You can also rule out anything above, say, 20. The numbers just get too big too fast. It definitely takes more than 40 numbers to put me to sleep, and I don't like keeping four digit numbers in my head. When it stops being a calculation game and starts being a memory game, it either becomes too distracting to let you sleep, or you forget your place and have to start over too frequently.

We can also rule out numbers that are a multiple of 10, plus or minus 1. Those are only a slight improvement over 10 and 1 themselves.

So now we're left with 3, 7, 13, and 17.

All of these will keep you entertained for a while. 3 is too easy on its own because you can mentally check whether you're on track as fast as you can calculate the next number (since the digits have to add up to a multiple of 3. I don't have any idea on the fly if 126 is a multiple of 7 but I definitely know it's a multiple of 3.) The solution to that is to start with 1 or 2 instead of 3.

7 is basically fine.

13 and 17 are refinements on 3 and 7 that add the minor step of adding an extra 10 each time.

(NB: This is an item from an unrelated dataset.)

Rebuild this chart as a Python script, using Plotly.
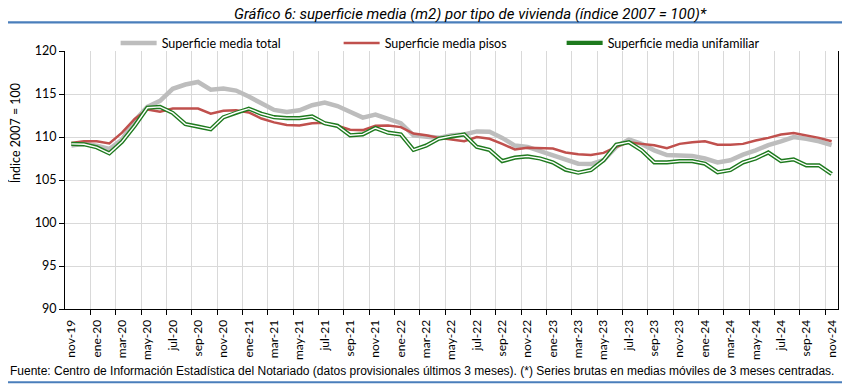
import plotly.graph_objects as go

months = [
    "nov-19", "dic-19",
    "ene-20", "feb-20", "mar-20", "abr-20", "may-20", "jun-20", "jul-20", "ago-20", "sep-20", "oct-20", "nov-20", "dic-20",
    "ene-21", "feb-21", "mar-21", "abr-21", "may-21", "jun-21", "jul-21", "ago-21", "sep-21", "oct-21", "nov-21", "dic-21",
    "ene-22", "feb-22", "mar-22", "abr-22", "may-22", "jun-22", "jul-22", "ago-22", "sep-22", "oct-22", "nov-22", "dic-22",
    "ene-23", "feb-23", "mar-23", "abr-23", "may-23", "jun-23", "jul-23", "ago-23", "sep-23", "oct-23", "nov-23", "dic-23",
    "ene-24", "feb-24", "mar-24", "abr-24", "may-24", "jun-24", "jul-24", "ago-24", "sep-24", "oct-24", "nov-24",
]

total = [
    109.0, 109.2,
    109.0, 108.6, 109.7, 111.9, 113.5, 114.2, 115.6, 116.1, 116.4, 115.5, 115.65, 115.4,
    114.7, 113.85, 113.15, 112.9, 113.1, 113.7, 114.0, 113.6, 112.9, 112.25, 112.6, 112.1,
    111.6, 110.2, 110.1, 109.9, 110.2, 110.3, 110.65, 110.6, 109.9, 109.0, 108.85, 108.35,
    107.9, 107.3, 106.9, 106.85, 107.3, 108.85, 109.7, 109.2, 108.45, 107.9, 107.8, 107.8,
    107.5, 107.05, 107.3, 107.95, 108.45, 109.05, 109.5, 110.0, 109.8, 109.5, 109.05,
]

pisos = [
    109.3, 109.5,
    109.5, 109.25, 110.5, 112.1, 113.2, 112.95, 113.3, 113.3, 113.3, 112.7, 113.05, 113.1,
    112.85, 112.15, 111.7, 111.4, 111.35, 111.6, 111.65, 111.3, 110.85, 110.8, 111.3, 111.35,
    111.15, 110.4, 110.2, 109.9, 109.7, 109.5, 110.0, 109.8, 109.2, 108.55, 108.75, 108.7,
    108.65, 108.2, 108.0, 107.9, 108.15, 108.85, 109.4, 109.2, 109.05, 108.7, 109.2, 109.4,
    109.5, 109.1, 109.1, 109.2, 109.6, 109.9, 110.3, 110.45, 110.2, 109.9, 109.5,
]

unifamiliar = [
    109.2, 109.15,
    108.8, 108.1, 109.45, 111.3, 113.4, 113.5, 112.8, 111.5, 111.2, 110.9, 112.3, 112.85,
    113.3, 112.7, 112.3, 112.2, 112.2, 112.4, 111.6, 111.3, 110.2, 110.3, 111.05, 110.5,
    110.3, 108.5, 109.0, 109.8, 110.1, 110.3, 108.85, 108.5, 107.2, 107.6, 107.75, 107.5,
    107.05, 106.2, 105.85, 106.15, 107.3, 109.1, 109.4, 108.45, 107.05, 107.05, 107.2, 107.2,
    106.9, 105.9, 106.15, 107.05, 107.5, 108.2, 107.2, 107.4, 106.7, 106.7, 105.7,
]

y_ticks = [90, 95, 100, 105, 110, 115, 120]

series_names = ["Superficie media total", "Superficie media pisos", "Superficie media unifamiliar"]

title_text = "<i>Gráfico 6: superficie media (m2) por tipo de vivienda (índice 2007 = 100)*</i>"
source_text = ("Fuente: Centro de Información Estadística del Notariado (datos provisionales últimos 3 meses). "
               "(*) Series brutas en medias móviles de 3 meses centradas.")
y_title = "Índice 2007 = 100"

x = list(range(len(months)))
tick_idx = x[::2]
tick_text = months[::2]
grid_idx = [i + 1.5 for i in x[:-1:2]]

BODY_FONT = "Lato, Liberation Sans, Arial, sans-serif"
RULE_BLUE = "#4A7EBB"

fig = go.Figure()
fig.add_trace(go.Scatter(x=x, y=total, mode="lines", name=series_names[0],
                         line=dict(color="#BDBDBD", width=4.5), customdata=months,
                         hovertemplate="%{customdata}: %{y}<extra></extra>"))
fig.add_trace(go.Scatter(x=x, y=pisos, mode="lines", name=series_names[1],
                         line=dict(color="#C0504D", width=2.5), customdata=months,
                         hovertemplate="%{customdata}: %{y}<extra></extra>"))
fig.add_trace(go.Scatter(x=x, y=unifamiliar, mode="lines", name=series_names[2],
                         legendgroup="uni",
                         line=dict(color="#1E7A1E", width=4.2), customdata=months,
                         hovertemplate="%{customdata}: %{y}<extra></extra>"))
fig.add_trace(go.Scatter(x=x, y=unifamiliar, mode="lines", name=series_names[2],
                         legendgroup="uni", showlegend=False, hoverinfo="skip",
                         line=dict(color="#FFFFFF", width=1.4)))

# The page keeps the browser's default 8px body margin, so the figure is
# sized 842x378 to fill the 850x386 window exactly.
fig.update_layout(
    width=842, height=378,
    margin=dict(l=57, r=12, t=43, b=77, autoexpand=False),
    paper_bgcolor="white", plot_bgcolor="white",
    font=dict(family=BODY_FONT, size=12, color="#000000"),
    showlegend=True,
    legend=dict(orientation="h", x=0.0655, xanchor="left", y=1.03, yanchor="middle",
                bgcolor="rgba(0,0,0,0)", font=dict(family=BODY_FONT, size=12.5, color="#000000"),
                entrywidth=172, entrywidthmode="pixels", itemwidth=36, tracegroupgap=0),
    xaxis=dict(
        range=[-0.5, len(months) - 0.5], automargin=False,
        tickmode="array", tickvals=tick_idx, ticktext=tick_text,
        tickangle=-90, tickfont=dict(size=12, color="#000000"),
        ticks="outside", ticklen=5, tickcolor="rgba(0,0,0,0)",
        showgrid=False, zeroline=False,
        showline=True, linecolor="#000000", linewidth=1,
        minor=dict(tickmode="array", tickvals=grid_idx, showgrid=True,
                   gridcolor="#D9D9D9", gridwidth=1,
                   ticks="outside", ticklen=5, tickcolor="#000000"),
    ),
    yaxis=dict(
        range=[90, 120], tickmode="array", tickvals=y_ticks, automargin=False,
        ticks="outside", ticklen=5, tickcolor="#000000",
        tickfont=dict(size=12.5, color="#000000"),
        showgrid=True, gridcolor="#D9D9D9", gridwidth=1.2, zeroline=False,
        showline=True, linecolor="#000000", linewidth=1, mirror=True,
    ),
    annotations=[
        dict(text=title_text, xref="paper", yref="paper", x=0.524, y=1.143,
             xanchor="center", yanchor="middle", showarrow=False,
             font=dict(family="Roboto, Liberation Sans, Arial, sans-serif",
                       size=15, color="#000000")),
        dict(text=source_text, xref="paper", yref="paper", x=-0.0735, y=-0.242,
             xanchor="left", yanchor="middle", showarrow=False,
             font=dict(family="Liberation Sans, Arial, sans-serif", size=12, color="#000000")),
        dict(text=y_title, xref="paper", yref="paper", x=-0.065, y=0.68,
             xanchor="center", yanchor="middle", showarrow=False, textangle=-90,
             font=dict(family=BODY_FONT, size=12.5, color="#000000")),
    ],
    shapes=[
        dict(type="line", xref="paper", yref="paper", x0=-0.08, x1=1.02, y0=1.111, y1=1.111,
             layer="above", line=dict(color=RULE_BLUE, width=2.2)),
        dict(type="line", xref="paper", yref="paper", x0=-0.08, x1=1.02, y0=-0.284, y1=-0.284,
             layer="above", line=dict(color=RULE_BLUE, width=2.2)),
    ],
)

fig.write_html("out.html", config={"displayModeBar": False})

That'll put you to sleep for an extra couple of days.

Unfortunately, even this runs out of usefulness soon. 10+3 is still too easy and 17 has an annoyingly convenient pattern in which you only have to know the first 6 multiples, and then add 2 to each one (and 100) And then 4 (and 200) etc. (In fact, as far as this type of repeat-plus-a-constant problem goes, 17 is as bad as it possibly gets, since 101 is prime.) Once those six numbers, 0 17 34 51 68 85, are engrained in your head, the game devolves into, at most, adding or subtracting 7. Still, ten years later, I still start with 17's (starting with something other than 0 to make it vaguely more interesting, or going backwards) when mild insomnia hits.

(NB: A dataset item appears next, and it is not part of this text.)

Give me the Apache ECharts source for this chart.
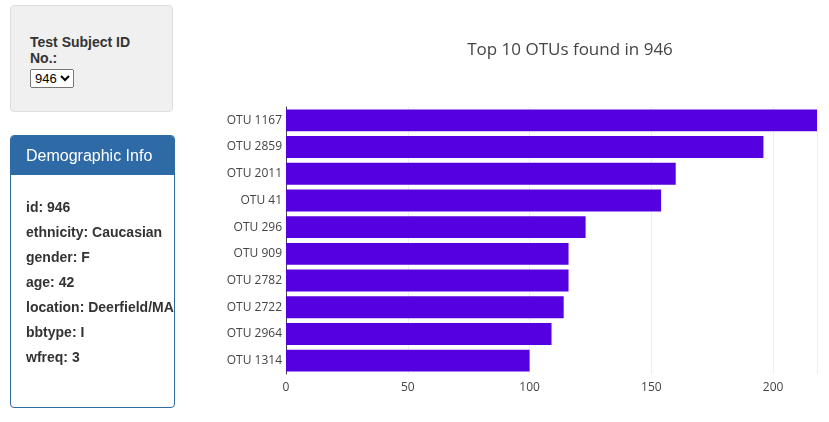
<!DOCTYPE html>
<html><head><meta charset="utf-8">
<script src="https://cdn.jsdelivr.net/npm/echarts@6/dist/echarts.min.js"></script>
<style>
body{margin:0;width:829px;height:422px;position:relative;font-family:"Helvetica Neue",Arial,"Liberation Sans",sans-serif;background:#fff;overflow:hidden}
#chart{position:absolute;left:0;top:0;width:829px;height:422px}
.well{position:absolute;left:10px;top:5px;width:163px;height:107px;background:#f0f0f0;border:1px solid #ddd;border-radius:4px;box-sizing:border-box;padding:28px 0 0 19px;font-weight:bold;font-size:14px;color:#333;line-height:16px}
.well select{margin-top:3px;font-size:13px}
.panel{position:absolute;left:10px;top:135px;width:165px;height:273px;border:1px solid #2e6da4;border-radius:4px;box-sizing:border-box;overflow:hidden}
.panel .h{background:#2e6aa5;color:#fff;font-size:16px;height:39px;line-height:39px;padding-left:15px}
.panel .b{padding:24px 0 0 15px;font-size:14px;font-weight:bold;color:#333}
.panel .b div{margin-bottom:9px;line-height:16px}
</style></head><body>
<div id="chart"></div>
<div class="well">Test Subject ID<br>No.:<br><select><option>946</option></select></div>
<div class="panel"><div class="h">Demographic Info</div><div class="b" id="info"></div></div>
<script>
const categories=["OTU 1167","OTU 2859","OTU 2011","OTU 41","OTU 296","OTU 909","OTU 2782","OTU 2722","OTU 2964","OTU 1314"];
const values=[218,196,160,154,123,116,116,114,109,100];
const xTicks=[0,50,100,150,200];
const demo=["id: 946","ethnicity: Caucasian","gender: F","age: 42","location: Deerfield/MA","bbtype: I","wfreq: 3"];
document.getElementById('info').innerHTML=demo.map(d=>'<div>'+d+'</div>').join('');
const c=echarts.init(document.getElementById('chart'));
c.setOption({
 animation:false,
 title:{text:'Top 10 OTUs found in 946',left:565,top:37,textAlign:'center',textStyle:{fontSize:17,fontWeight:'normal',color:'#444',fontFamily:'Open Sans, sans-serif'}},
 grid:{left:286,right:12,top:107,bottom:48},
 xAxis:{type:'value',min:0,max:218,interval:50,axisLine:{show:false},axisTick:{show:false},
  splitLine:{lineStyle:{color:'#eee'}},axisLabel:{color:'#444',fontSize:12,margin:8,showMaxLabel:false,fontFamily:'Open Sans, sans-serif'}},
 yAxis:{type:'category',inverse:true,data:categories,axisLine:{lineStyle:{color:'#444'}},axisTick:{show:false},
  axisLabel:{color:'#444',fontSize:12,margin:4,fontFamily:'Open Sans, sans-serif'}},
 series:[{type:'bar',data:values,barCategoryGap:'18%',itemStyle:{color:'#5500e0'}}]
});
</script></body></html>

After multiples, there are squares. This was riotous fun in middle school. Not only can you check your work by explicitly multiplying n*n, you can get from n*n to (n+1)*(n+1) by adding n and then n+1. Lots of minor little calculations to do to keep your brain humming along in low gear fairly constantly.

But this too has a problem. The problem is that 24 + 25 + 25 + 26 is exactly 100. So when you go from 24*24=576 to 25*25=625 to 26*26=676... well you see the problem, the last two digits are the same! And of course the symmetry keeps going (23*23=529, 27*27=729, etc.) That is, 25*25=625 is a turning point, after which you just go backwards with different leading digits. (And then you get to 50*50=2500 and start over at the beginning). So you only have to know 25 numbers, easy enough to memorize thoroughly in a few nights, and then repeat. Still, that's a big improvement over the 6 numbers you have to know to count by 17's.

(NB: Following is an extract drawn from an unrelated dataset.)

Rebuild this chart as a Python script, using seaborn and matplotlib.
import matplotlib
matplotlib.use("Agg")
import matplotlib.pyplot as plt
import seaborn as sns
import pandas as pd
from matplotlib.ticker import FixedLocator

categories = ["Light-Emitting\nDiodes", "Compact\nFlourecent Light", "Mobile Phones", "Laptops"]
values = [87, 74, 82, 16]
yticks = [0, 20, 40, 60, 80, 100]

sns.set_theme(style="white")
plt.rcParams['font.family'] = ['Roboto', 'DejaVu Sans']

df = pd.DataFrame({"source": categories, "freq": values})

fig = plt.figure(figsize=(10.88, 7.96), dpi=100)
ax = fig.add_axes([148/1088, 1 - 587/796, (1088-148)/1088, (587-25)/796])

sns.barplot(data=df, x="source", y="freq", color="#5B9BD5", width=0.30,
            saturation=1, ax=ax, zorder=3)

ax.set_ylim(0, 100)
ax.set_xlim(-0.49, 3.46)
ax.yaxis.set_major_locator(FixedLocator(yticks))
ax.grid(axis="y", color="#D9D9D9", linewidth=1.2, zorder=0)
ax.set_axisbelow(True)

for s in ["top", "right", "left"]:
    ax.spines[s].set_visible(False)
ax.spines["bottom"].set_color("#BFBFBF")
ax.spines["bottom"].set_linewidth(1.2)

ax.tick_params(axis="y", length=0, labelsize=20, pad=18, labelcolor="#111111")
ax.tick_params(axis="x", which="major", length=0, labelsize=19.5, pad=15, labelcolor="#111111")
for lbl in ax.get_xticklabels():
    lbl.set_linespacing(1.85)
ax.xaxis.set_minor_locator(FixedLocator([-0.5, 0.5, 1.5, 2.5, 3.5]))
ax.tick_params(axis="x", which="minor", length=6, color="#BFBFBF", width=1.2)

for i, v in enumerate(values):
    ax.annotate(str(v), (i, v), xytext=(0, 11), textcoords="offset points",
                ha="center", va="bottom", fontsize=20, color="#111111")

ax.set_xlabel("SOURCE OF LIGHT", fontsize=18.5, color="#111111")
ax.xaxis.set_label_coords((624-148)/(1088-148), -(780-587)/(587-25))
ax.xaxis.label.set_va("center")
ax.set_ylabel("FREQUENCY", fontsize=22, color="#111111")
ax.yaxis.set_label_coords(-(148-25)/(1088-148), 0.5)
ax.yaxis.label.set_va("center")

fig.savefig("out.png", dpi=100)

(This habit also had an unexpected benefit on high school math contests, where you somewhat frequently get questions involving square numbers. Sure there's always a smart way to do the problem, but if you have them all memorized at least to 2500, it's faster to just look for the answer in the numbers...)

Beating these patterns into the ground in rotation (like letting land lie fallow) kept me sleeping until sleep deprivation in high school and college eliminated the need for it for a few years, but now, my new favorite is triangular numbers! (Numbers of bowling pins in any sized arrangement. 1, 3, 6, 10, 15, etc.) This again has the nice trait of being calculable both via an easy formula, n*(n+1)/2, and by transitioning from one to the next by adding n+1. It doesn't form a cycle until 100, and that's plenty to put me to sleep. It also gets bigger slower than squares and is a bit harder to backwards engineer which one you're on.

The Fibonacci sequence is ok if you don't care about accuracy. If you screw up once you'll never know (since the non-recursive formula involves square roots of 5...) It also involves a little bit too much memory since you soon have to remember 6 digits to get to the next one, instead of 3.

Digits of irrational numbers requires no brain energy whatsoever, don't even think about it. Unless you're figuring them out as you go, like the square root of 2 or something. I find this much too brain intensive to allow sleep.

Other ideas? I think triangular numbers may be the apotheosis of sheep counting.